> Task prompt
Transcribe the material in full. Nothing should differ except that the pictures are left out.
-- start --
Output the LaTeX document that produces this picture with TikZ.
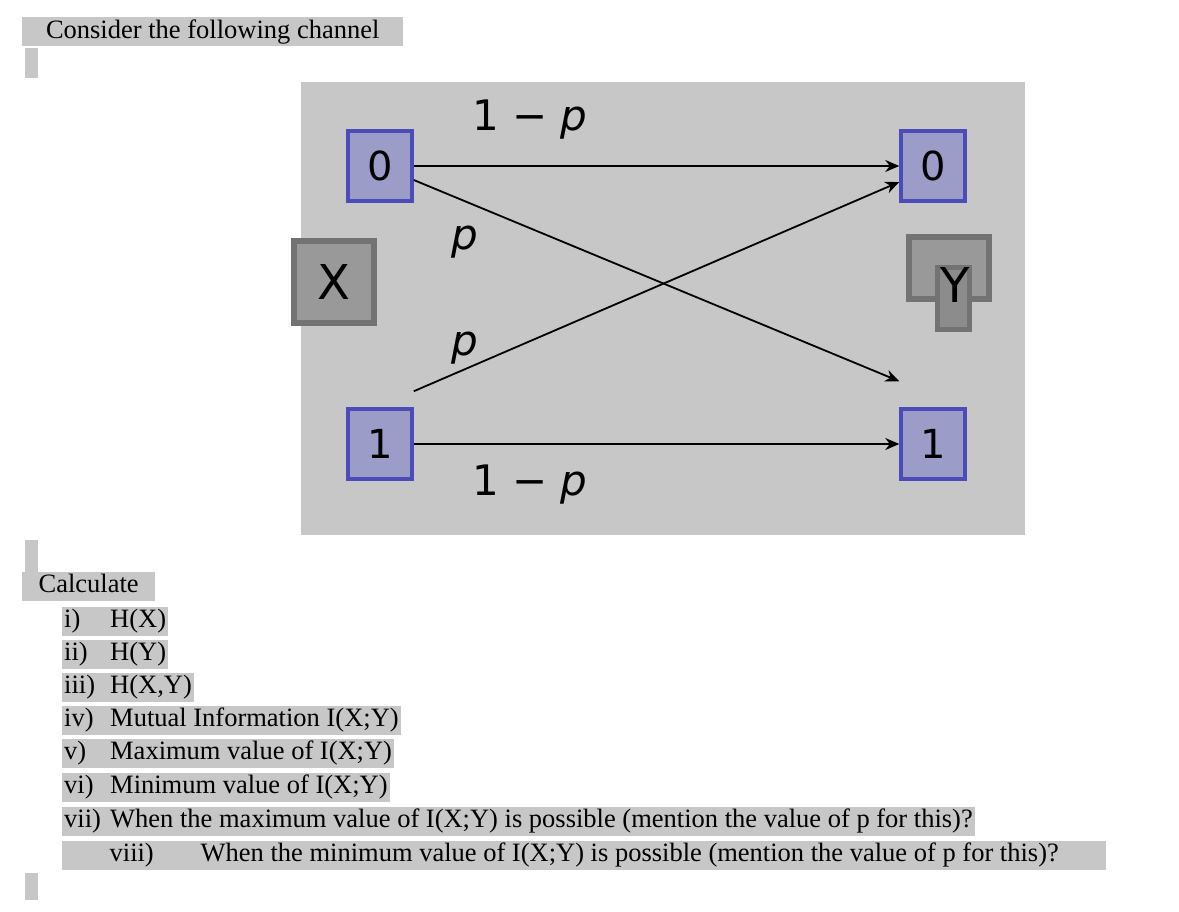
\documentclass[tikz,border=0pt]{standalone}
\usepackage{fontspec}
\setmainfont{Liberation Serif}
\setsansfont{DejaVu Sans}
\usetikzlibrary{arrows.meta}
\newcommand{\lab}[2]{\makebox[#1][l]{#2}}
\begin{document}
\begin{tikzpicture}[x=1pt,y=-1pt,
  hl/.style={fill=black!22,inner sep=2pt,anchor=west,align=left,font=\fontsize{26.5}{30}\selectfont,text height=19pt,text depth=6pt},
  sym/.style={draw=blue!60!black!70,fill=blue!30!gray!60,line width=3.5pt,minimum width=64pt,minimum height=70pt,inner sep=0pt,font=\sffamily\fontsize{40}{44}\selectfont},
  lbl/.style={font=\sffamily\fontsize{42}{46}\selectfont},
  arr/.style={line width=1.8pt,-{Stealth[length=14pt,width=12pt]}}]
\useasboundingbox (0,0) rectangle (1179,912);
\fill[white] (0,0) rectangle (1179,912);
% top text
\node[hl,minimum width=381pt] (t1) at (22,32) {Consider the following channel};
\fill[black!22] (25,48) rectangle (38,78);
% diagram area
\fill[black!22] (301,82) rectangle (1025,535);
\node[sym] (a0) at (380,166) {0};
\node[sym] (a1) at (380,444) {1};
\node[sym] (b0) at (933,166) {0};
\node[sym] (b1) at (933,444) {1};
\node[draw=black!55,fill=black!40,line width=6pt,minimum width=80pt,minimum height=82pt,font=\sffamily\fontsize{48}{50}\selectfont] (X) at (334,282) {X};
\node[draw=black!55,fill=black!40,line width=6pt,minimum width=80pt,minimum height=62pt] (Y) at (949,268) {};
\node[draw=black!55,fill=black!45,line width=5pt,minimum width=32pt,minimum height=62pt] (Yb) at (953,299) {};
\node[font=\sffamily\fontsize{48}{50}\selectfont] (Yt) at (955,285) {Y};
\draw[arr] (a0.east) -- (b0.west);
\draw[arr] (a1.east) -- (b1.west);
\draw[arr] ([yshift=-14pt]a0.east) -- ([yshift=26pt]b1.north west);
\draw[arr] ([yshift=16pt]a1.north east) -- ([yshift=-16pt]b0.west);
\node[lbl] (l1) at (530,120) {1 − \textit{p}};
\node[lbl] (l2) at (465,242) {\textit{p}};
\node[lbl] (l3) at (465,348) {\textit{p}};
\node[lbl] (l4) at (530,485) {1 − \textit{p}};
% calculate
\fill[black!22] (25,540) rectangle (38,572);
\node[hl,minimum width=133pt] (c) at (22,586) {Calculate};
\node[hl] (i1) at (62,621) {\lab{46pt}{i)}H(X)};
\node[hl] (i2) at (62,654) {\lab{46pt}{ii)}H(Y)};
\node[hl] (i3) at (62,687) {\lab{46pt}{iii)}H(X,Y)};
\node[hl] (i4) at (62,720) {\lab{46pt}{iv)}Mutual Information I(X;Y)};
\node[hl] (i5) at (62,753) {\lab{46pt}{v)}Maximum value of I(X;Y)};
\node[hl] (i6) at (62,787) {\lab{46pt}{vi)}Minimum value of I(X;Y)};
\node[hl] (i7) at (62,821) {\lab{46pt}{vii)}When the maximum value of I(X;Y) is possible (mention the value of p for this)?};
\node[hl,minimum width=1044pt] (i8) at (62,855) {\lab{91pt}{viii)}When the minimum value of I(X;Y) is possible (mention the value of p for this)?};
\fill[black!22] (25,873) rectangle (38,900);
\end{tikzpicture}
\end{document}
-- end --
> Written response
Output the LaTeX document that produces this picture with TikZ.
\documentclass[tikz,border=0pt]{standalone}
\usepackage{fontspec}
\setmainfont{Liberation Serif}
\setsansfont{DejaVu Sans}
\usetikzlibrary{arrows.meta}
\newcommand{\lab}[2]{\makebox[#1][l]{#2}}
\begin{document}
\begin{tikzpicture}[x=1pt,y=-1pt,
  hl/.style={fill=black!22,inner sep=2pt,anchor=west,align=left,font=\fontsize{26.5}{30}\selectfont,text height=19pt,text depth=6pt},
  sym/.style={draw=blue!60!black!70,fill=blue!30!gray!60,line width=3.5pt,minimum width=64pt,minimum height=70pt,inner sep=0pt,font=\sffamily\fontsize{40}{44}\selectfont},
  lbl/.style={font=\sffamily\fontsize{42}{46}\selectfont},
  arr/.style={line width=1.8pt,-{Stealth[length=14pt,width=12pt]}}]
\useasboundingbox (0,0) rectangle (1179,912);
\fill[white] (0,0) rectangle (1179,912);
% top text
\node[hl,minimum width=381pt] (t1) at (22,32) {Consider the following channel};
\fill[black!22] (25,48) rectangle (38,78);
% diagram area
\fill[black!22] (301,82) rectangle (1025,535);
\node[sym] (a0) at (380,166) {0};
\node[sym] (a1) at (380,444) {1};
\node[sym] (b0) at (933,166) {0};
\node[sym] (b1) at (933,444) {1};
\node[draw=black!55,fill=black!40,line width=6pt,minimum width=80pt,minimum height=82pt,font=\sffamily\fontsize{48}{50}\selectfont] (X) at (334,282) {X};
\node[draw=black!55,fill=black!40,line width=6pt,minimum width=80pt,minimum height=62pt] (Y) at (949,268) {};
\node[draw=black!55,fill=black!45,line width=5pt,minimum width=32pt,minimum height=62pt] (Yb) at (953,299) {};
\node[font=\sffamily\fontsize{48}{50}\selectfont] (Yt) at (955,285) {Y};
\draw[arr] (a0.east) -- (b0.west);
\draw[arr] (a1.east) -- (b1.west);
\draw[arr] ([yshift=-14pt]a0.east) -- ([yshift=26pt]b1.north west);
\draw[arr] ([yshift=16pt]a1.north east) -- ([yshift=-16pt]b0.west);
\node[lbl] (l1) at (530,120) {1 − \textit{p}};
\node[lbl] (l2) at (465,242) {\textit{p}};
\node[lbl] (l3) at (465,348) {\textit{p}};
\node[lbl] (l4) at (530,485) {1 − \textit{p}};
% calculate
\fill[black!22] (25,540) rectangle (38,572);
\node[hl,minimum width=133pt] (c) at (22,586) {Calculate};
\node[hl] (i1) at (62,621) {\lab{46pt}{i)}H(X)};
\node[hl] (i2) at (62,654) {\lab{46pt}{ii)}H(Y)};
\node[hl] (i3) at (62,687) {\lab{46pt}{iii)}H(X,Y)};
\node[hl] (i4) at (62,720) {\lab{46pt}{iv)}Mutual Information I(X;Y)};
\node[hl] (i5) at (62,753) {\lab{46pt}{v)}Maximum value of I(X;Y)};
\node[hl] (i6) at (62,787) {\lab{46pt}{vi)}Minimum value of I(X;Y)};
\node[hl] (i7) at (62,821) {\lab{46pt}{vii)}When the maximum value of I(X;Y) is possible (mention the value of p for this)?};
\node[hl,minimum width=1044pt] (i8) at (62,855) {\lab{91pt}{viii)}When the minimum value of I(X;Y) is possible (mention the value of p for this)?};
\fill[black!22] (25,873) rectangle (38,900);
\end{tikzpicture}
\end{document}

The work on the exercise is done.